== Provided records ==

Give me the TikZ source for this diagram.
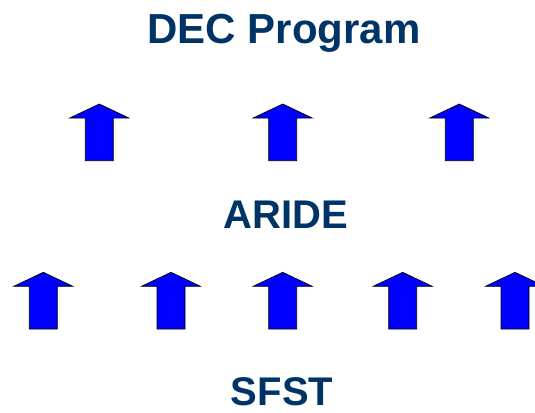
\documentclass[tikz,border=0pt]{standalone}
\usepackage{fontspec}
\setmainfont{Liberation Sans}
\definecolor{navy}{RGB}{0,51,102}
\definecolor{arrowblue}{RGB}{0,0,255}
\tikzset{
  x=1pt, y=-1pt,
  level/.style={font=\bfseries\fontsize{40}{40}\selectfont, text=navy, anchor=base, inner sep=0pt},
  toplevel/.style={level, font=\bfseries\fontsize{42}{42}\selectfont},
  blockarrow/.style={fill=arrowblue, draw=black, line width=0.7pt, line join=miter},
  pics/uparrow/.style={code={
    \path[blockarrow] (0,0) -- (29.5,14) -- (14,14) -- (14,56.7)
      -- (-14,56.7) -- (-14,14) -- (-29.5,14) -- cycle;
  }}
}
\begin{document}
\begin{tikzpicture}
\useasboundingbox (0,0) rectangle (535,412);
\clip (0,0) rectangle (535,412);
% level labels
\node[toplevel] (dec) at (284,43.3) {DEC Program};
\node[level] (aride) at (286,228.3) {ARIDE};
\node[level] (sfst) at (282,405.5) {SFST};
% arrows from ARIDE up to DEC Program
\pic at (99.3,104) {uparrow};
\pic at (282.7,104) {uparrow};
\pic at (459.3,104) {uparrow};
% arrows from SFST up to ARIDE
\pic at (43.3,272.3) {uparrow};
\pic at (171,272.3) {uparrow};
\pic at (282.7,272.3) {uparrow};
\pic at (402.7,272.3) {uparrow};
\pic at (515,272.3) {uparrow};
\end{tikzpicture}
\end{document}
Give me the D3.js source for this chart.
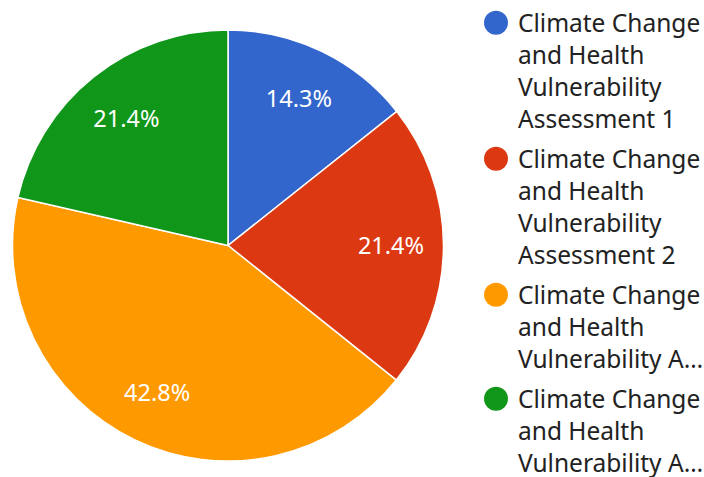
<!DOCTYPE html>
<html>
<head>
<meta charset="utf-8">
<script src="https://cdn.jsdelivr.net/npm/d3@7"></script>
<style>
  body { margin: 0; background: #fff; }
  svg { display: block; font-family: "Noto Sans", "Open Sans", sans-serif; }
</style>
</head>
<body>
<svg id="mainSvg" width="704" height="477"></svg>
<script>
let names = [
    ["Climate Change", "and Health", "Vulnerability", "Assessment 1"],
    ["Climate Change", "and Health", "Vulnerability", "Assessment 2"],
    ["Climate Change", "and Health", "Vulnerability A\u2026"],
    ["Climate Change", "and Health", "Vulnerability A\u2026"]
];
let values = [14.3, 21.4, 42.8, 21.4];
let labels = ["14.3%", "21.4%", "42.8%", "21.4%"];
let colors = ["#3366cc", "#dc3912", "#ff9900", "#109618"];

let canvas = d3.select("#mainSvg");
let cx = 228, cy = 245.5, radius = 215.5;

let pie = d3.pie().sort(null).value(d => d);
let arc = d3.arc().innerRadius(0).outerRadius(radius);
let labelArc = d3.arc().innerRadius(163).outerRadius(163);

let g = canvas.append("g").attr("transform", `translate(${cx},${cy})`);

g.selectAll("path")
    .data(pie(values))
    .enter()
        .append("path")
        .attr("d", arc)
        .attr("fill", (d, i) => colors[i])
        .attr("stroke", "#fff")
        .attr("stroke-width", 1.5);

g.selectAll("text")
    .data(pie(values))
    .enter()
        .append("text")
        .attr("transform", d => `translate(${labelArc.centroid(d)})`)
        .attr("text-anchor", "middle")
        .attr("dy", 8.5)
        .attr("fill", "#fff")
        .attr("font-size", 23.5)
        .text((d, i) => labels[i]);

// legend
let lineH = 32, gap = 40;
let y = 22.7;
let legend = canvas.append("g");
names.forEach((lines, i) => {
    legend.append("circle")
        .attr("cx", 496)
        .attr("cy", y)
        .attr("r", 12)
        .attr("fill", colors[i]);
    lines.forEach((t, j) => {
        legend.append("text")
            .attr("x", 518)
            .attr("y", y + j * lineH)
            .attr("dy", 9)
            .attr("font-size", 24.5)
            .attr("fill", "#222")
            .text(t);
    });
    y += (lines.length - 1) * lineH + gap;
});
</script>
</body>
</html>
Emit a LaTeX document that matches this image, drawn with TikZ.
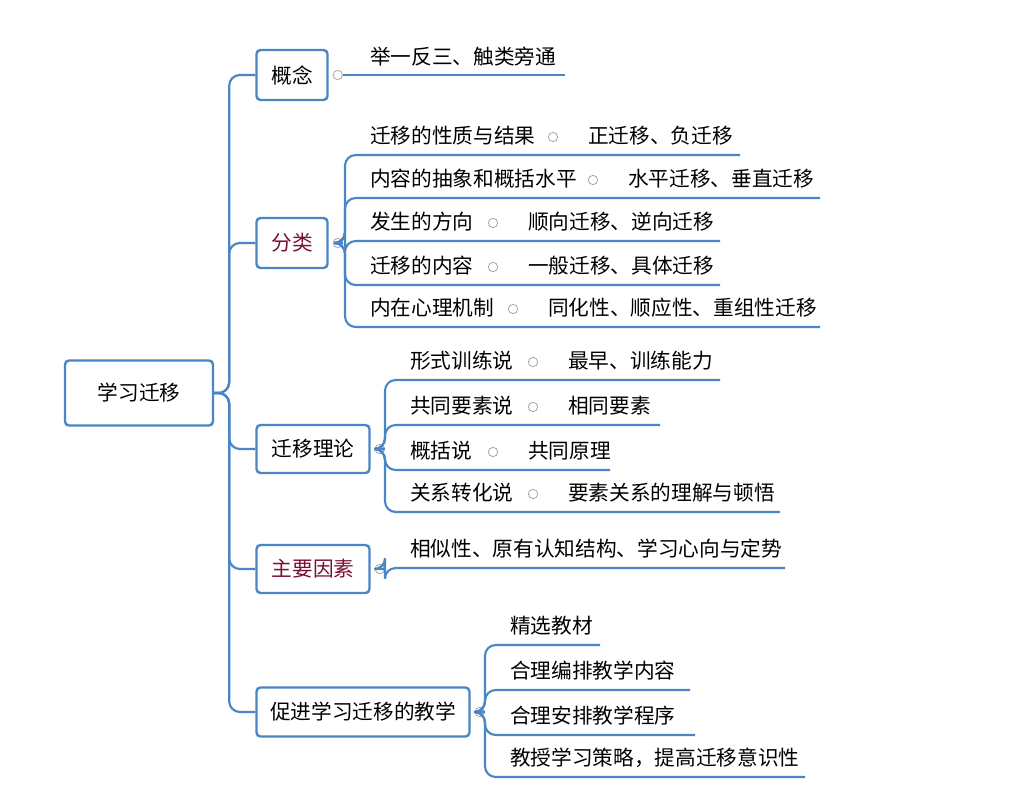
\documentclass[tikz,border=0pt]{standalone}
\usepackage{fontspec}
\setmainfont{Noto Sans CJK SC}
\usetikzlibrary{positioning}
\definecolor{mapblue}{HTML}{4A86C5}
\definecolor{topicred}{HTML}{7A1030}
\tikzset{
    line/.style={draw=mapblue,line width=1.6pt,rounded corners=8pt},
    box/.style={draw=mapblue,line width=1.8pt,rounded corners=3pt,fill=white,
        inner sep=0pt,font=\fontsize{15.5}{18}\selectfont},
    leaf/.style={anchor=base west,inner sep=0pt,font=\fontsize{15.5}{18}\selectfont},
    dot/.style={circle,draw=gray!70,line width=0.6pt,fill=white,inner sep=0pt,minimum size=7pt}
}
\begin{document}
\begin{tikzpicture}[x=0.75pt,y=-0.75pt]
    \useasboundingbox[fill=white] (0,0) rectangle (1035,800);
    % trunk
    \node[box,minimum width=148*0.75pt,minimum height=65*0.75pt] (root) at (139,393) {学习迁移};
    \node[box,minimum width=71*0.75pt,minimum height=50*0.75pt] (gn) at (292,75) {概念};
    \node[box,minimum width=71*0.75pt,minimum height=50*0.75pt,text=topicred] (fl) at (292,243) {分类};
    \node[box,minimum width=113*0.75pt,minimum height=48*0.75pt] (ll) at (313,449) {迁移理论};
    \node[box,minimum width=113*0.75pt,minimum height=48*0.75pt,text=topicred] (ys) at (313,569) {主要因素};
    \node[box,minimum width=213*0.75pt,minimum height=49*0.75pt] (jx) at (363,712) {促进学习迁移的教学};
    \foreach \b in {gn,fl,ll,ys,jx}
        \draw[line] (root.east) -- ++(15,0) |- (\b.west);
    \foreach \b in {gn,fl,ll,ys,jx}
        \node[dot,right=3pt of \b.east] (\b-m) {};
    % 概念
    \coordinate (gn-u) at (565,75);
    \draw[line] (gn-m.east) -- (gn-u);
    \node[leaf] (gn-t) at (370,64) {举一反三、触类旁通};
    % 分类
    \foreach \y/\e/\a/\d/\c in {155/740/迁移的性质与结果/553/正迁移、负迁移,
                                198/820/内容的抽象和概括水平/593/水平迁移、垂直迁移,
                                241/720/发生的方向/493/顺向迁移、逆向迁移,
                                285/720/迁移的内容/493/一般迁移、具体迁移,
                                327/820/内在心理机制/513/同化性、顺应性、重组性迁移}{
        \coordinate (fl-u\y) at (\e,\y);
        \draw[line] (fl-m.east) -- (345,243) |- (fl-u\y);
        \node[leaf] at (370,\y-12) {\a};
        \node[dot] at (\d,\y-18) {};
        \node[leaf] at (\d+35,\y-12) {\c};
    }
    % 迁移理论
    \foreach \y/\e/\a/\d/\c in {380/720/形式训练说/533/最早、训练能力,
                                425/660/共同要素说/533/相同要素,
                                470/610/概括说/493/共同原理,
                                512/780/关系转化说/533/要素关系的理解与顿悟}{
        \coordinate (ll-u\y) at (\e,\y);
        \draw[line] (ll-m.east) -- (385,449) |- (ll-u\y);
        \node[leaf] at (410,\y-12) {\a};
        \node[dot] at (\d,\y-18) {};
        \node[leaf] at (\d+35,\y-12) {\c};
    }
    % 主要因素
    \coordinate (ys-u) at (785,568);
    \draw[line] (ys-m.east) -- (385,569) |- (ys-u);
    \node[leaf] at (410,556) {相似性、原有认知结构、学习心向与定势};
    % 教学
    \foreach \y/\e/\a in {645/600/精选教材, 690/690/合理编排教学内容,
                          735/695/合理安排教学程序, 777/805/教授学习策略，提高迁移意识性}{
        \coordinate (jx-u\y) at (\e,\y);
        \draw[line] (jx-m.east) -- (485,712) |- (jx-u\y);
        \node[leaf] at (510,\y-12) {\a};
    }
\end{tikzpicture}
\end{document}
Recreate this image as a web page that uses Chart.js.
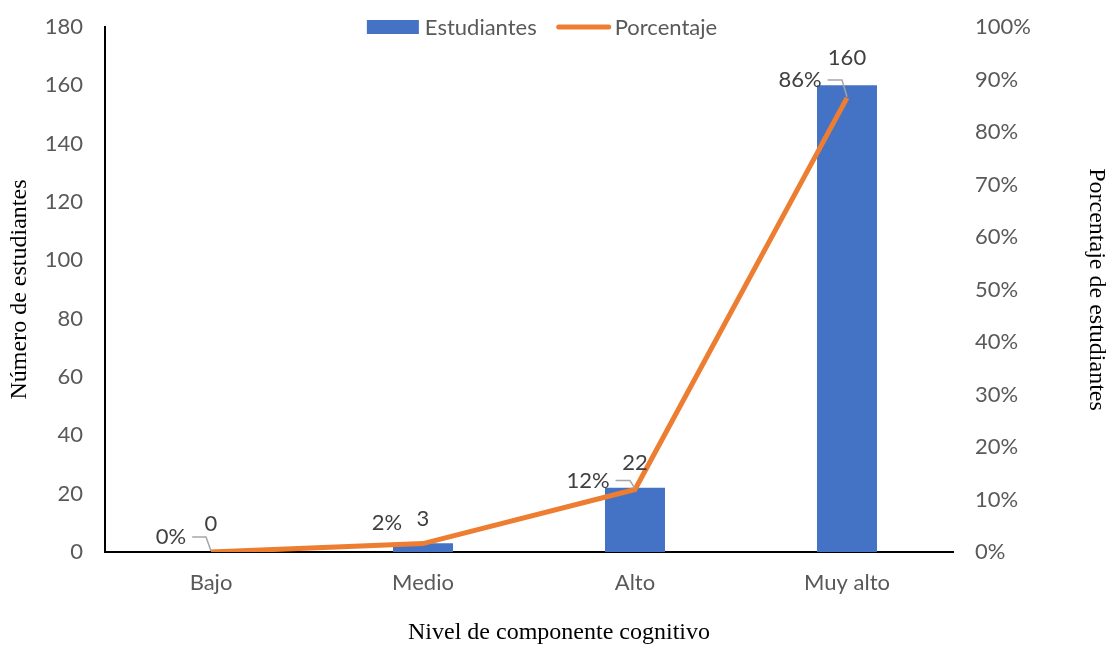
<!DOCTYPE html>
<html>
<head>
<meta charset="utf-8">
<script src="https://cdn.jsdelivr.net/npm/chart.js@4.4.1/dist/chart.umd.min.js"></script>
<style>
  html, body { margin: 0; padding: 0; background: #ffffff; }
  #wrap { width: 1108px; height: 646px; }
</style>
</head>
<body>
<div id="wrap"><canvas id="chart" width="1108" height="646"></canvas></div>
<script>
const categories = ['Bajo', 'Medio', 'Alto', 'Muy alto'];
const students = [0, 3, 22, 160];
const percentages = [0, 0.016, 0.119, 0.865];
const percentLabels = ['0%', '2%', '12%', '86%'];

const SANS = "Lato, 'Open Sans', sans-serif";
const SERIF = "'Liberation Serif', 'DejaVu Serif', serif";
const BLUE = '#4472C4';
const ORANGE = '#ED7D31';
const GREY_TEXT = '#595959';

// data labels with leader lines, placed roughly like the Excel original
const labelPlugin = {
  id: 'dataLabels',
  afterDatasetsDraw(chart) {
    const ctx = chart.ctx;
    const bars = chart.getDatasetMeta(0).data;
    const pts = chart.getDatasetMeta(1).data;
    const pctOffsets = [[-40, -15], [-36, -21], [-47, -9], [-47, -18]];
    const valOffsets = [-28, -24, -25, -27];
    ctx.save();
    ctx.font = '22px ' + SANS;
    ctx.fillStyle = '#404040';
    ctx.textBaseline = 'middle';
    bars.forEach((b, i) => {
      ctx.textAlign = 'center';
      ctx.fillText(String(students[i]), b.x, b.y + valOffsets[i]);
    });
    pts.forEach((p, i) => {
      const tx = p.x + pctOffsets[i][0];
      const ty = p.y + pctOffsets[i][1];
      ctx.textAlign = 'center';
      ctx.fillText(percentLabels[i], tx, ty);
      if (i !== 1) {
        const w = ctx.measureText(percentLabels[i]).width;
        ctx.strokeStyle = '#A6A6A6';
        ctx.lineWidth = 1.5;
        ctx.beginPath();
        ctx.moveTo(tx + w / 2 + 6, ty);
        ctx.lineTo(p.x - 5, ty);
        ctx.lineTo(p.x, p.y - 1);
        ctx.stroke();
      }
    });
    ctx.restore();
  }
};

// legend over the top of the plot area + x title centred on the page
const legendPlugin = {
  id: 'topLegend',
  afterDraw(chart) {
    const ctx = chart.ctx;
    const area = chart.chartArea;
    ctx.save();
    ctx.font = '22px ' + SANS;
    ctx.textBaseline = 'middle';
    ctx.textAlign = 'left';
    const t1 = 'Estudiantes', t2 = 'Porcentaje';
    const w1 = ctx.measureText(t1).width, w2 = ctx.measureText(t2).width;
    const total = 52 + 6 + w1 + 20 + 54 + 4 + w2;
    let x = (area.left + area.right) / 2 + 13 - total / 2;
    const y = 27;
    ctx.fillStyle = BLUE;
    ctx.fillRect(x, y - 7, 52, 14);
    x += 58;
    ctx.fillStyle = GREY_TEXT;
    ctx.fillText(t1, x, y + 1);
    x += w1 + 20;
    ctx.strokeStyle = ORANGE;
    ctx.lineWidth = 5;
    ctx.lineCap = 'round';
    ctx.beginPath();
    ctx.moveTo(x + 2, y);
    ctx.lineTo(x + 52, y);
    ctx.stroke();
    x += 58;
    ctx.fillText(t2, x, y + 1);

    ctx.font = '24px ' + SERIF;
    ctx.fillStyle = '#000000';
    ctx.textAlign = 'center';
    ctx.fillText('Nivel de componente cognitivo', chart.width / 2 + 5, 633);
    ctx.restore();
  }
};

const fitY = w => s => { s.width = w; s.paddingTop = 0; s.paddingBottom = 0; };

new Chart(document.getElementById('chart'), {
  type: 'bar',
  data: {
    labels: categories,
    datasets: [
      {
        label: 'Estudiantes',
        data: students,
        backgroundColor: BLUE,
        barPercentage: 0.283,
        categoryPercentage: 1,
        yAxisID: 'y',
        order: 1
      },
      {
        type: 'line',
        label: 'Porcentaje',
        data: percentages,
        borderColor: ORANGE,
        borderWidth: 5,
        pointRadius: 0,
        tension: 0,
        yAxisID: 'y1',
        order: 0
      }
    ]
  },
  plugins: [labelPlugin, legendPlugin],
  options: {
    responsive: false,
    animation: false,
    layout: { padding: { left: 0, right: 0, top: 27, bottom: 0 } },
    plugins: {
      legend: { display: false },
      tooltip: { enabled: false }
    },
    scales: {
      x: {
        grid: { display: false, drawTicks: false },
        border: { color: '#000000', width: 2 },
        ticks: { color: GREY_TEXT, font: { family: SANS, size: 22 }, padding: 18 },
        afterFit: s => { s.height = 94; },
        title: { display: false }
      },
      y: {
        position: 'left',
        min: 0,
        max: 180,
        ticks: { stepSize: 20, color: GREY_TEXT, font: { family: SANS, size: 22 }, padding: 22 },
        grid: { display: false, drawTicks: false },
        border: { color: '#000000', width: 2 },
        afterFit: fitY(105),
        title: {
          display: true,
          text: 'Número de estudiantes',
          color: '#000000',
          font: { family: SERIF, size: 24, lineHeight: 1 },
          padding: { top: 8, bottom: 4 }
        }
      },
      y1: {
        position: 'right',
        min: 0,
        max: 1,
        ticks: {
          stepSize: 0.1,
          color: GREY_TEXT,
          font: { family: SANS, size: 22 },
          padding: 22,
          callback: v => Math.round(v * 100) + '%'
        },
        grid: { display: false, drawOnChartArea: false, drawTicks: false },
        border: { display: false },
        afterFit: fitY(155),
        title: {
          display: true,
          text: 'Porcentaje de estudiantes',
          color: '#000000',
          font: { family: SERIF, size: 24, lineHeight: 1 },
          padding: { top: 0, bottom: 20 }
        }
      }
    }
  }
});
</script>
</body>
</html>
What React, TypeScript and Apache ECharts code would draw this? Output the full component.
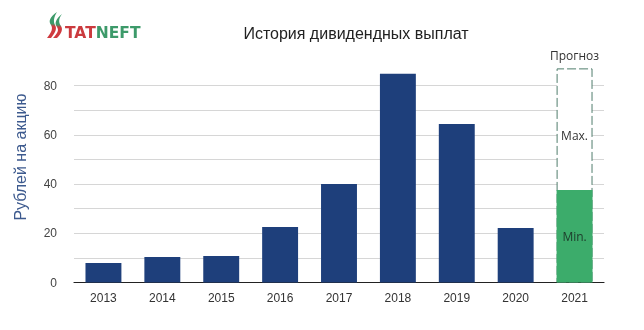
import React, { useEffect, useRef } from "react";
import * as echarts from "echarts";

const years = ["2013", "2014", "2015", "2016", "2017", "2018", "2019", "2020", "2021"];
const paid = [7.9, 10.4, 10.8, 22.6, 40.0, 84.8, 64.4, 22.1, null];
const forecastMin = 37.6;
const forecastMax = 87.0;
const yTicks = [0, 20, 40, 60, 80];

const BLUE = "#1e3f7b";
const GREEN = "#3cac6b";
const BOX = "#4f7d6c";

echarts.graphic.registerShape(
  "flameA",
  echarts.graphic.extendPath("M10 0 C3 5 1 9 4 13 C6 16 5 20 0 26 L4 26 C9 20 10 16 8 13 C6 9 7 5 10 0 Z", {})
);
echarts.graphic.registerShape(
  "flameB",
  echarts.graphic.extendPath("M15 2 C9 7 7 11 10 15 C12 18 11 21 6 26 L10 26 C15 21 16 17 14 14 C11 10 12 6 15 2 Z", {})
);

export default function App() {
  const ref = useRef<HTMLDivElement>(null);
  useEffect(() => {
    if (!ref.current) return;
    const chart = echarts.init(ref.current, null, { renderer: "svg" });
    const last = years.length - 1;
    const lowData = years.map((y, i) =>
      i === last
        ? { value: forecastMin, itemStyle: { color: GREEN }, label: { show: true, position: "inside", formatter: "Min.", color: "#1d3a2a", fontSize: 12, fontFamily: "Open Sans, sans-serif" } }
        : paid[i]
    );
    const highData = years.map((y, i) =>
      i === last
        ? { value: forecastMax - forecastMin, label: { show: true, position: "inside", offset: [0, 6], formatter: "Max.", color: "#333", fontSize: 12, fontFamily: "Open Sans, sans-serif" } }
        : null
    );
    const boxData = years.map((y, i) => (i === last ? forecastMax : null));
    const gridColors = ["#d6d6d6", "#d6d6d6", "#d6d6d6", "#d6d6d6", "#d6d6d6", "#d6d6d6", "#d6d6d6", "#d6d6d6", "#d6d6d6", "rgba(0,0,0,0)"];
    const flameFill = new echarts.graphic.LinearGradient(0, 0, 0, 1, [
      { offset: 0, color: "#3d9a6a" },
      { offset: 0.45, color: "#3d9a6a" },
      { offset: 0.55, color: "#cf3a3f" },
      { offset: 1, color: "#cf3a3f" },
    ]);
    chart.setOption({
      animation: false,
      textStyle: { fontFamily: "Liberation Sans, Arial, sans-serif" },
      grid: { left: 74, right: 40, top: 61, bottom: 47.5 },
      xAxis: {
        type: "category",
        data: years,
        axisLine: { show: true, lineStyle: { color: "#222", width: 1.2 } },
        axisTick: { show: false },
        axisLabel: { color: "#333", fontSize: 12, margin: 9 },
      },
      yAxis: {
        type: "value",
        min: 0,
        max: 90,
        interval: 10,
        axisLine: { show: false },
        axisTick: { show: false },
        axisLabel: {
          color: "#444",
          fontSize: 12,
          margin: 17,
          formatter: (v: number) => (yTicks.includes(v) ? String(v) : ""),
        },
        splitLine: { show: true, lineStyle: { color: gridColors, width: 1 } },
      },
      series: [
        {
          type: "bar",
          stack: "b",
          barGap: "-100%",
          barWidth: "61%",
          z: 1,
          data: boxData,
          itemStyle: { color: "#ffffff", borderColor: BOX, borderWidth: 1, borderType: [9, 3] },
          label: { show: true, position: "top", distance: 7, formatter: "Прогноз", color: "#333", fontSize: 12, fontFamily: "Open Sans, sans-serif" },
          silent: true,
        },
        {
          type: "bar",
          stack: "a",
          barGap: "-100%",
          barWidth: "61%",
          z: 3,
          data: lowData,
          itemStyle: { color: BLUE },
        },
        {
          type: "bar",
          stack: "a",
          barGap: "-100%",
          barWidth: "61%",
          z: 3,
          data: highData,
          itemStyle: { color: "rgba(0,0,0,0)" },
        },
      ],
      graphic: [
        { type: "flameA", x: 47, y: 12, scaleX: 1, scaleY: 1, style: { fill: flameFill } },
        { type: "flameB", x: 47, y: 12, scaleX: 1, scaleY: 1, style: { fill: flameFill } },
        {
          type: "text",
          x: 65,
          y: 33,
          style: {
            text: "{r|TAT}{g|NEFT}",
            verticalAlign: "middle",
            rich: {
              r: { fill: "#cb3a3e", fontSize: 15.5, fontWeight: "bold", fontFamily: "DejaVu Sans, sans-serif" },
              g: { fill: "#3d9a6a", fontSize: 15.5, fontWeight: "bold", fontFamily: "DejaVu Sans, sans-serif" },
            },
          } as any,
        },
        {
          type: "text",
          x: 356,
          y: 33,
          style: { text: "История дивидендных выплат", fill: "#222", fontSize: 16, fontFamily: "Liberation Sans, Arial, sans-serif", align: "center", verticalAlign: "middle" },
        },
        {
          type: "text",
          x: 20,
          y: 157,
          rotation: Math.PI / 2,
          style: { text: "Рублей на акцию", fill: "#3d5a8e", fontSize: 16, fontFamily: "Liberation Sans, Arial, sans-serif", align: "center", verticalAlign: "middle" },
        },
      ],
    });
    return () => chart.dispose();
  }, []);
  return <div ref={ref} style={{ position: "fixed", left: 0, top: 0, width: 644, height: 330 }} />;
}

===

Objective. Reproduce the lines above starting at the one with "What React, TypeScript" and ending at the one with "const yTicks = [0, 20, 40, 60, 80];", both included, exactly and with no pictures.

Answer to this problem.
What React, TypeScript and Apache ECharts code would draw this? Output the full component.
import React, { useEffect, useRef } from "react";
import * as echarts from "echarts";

const years = ["2013", "2014", "2015", "2016", "2017", "2018", "2019", "2020", "2021"];
const paid = [7.9, 10.4, 10.8, 22.6, 40.0, 84.8, 64.4, 22.1, null];
const forecastMin = 37.6;
const forecastMax = 87.0;
const yTicks = [0, 20, 40, 60, 80];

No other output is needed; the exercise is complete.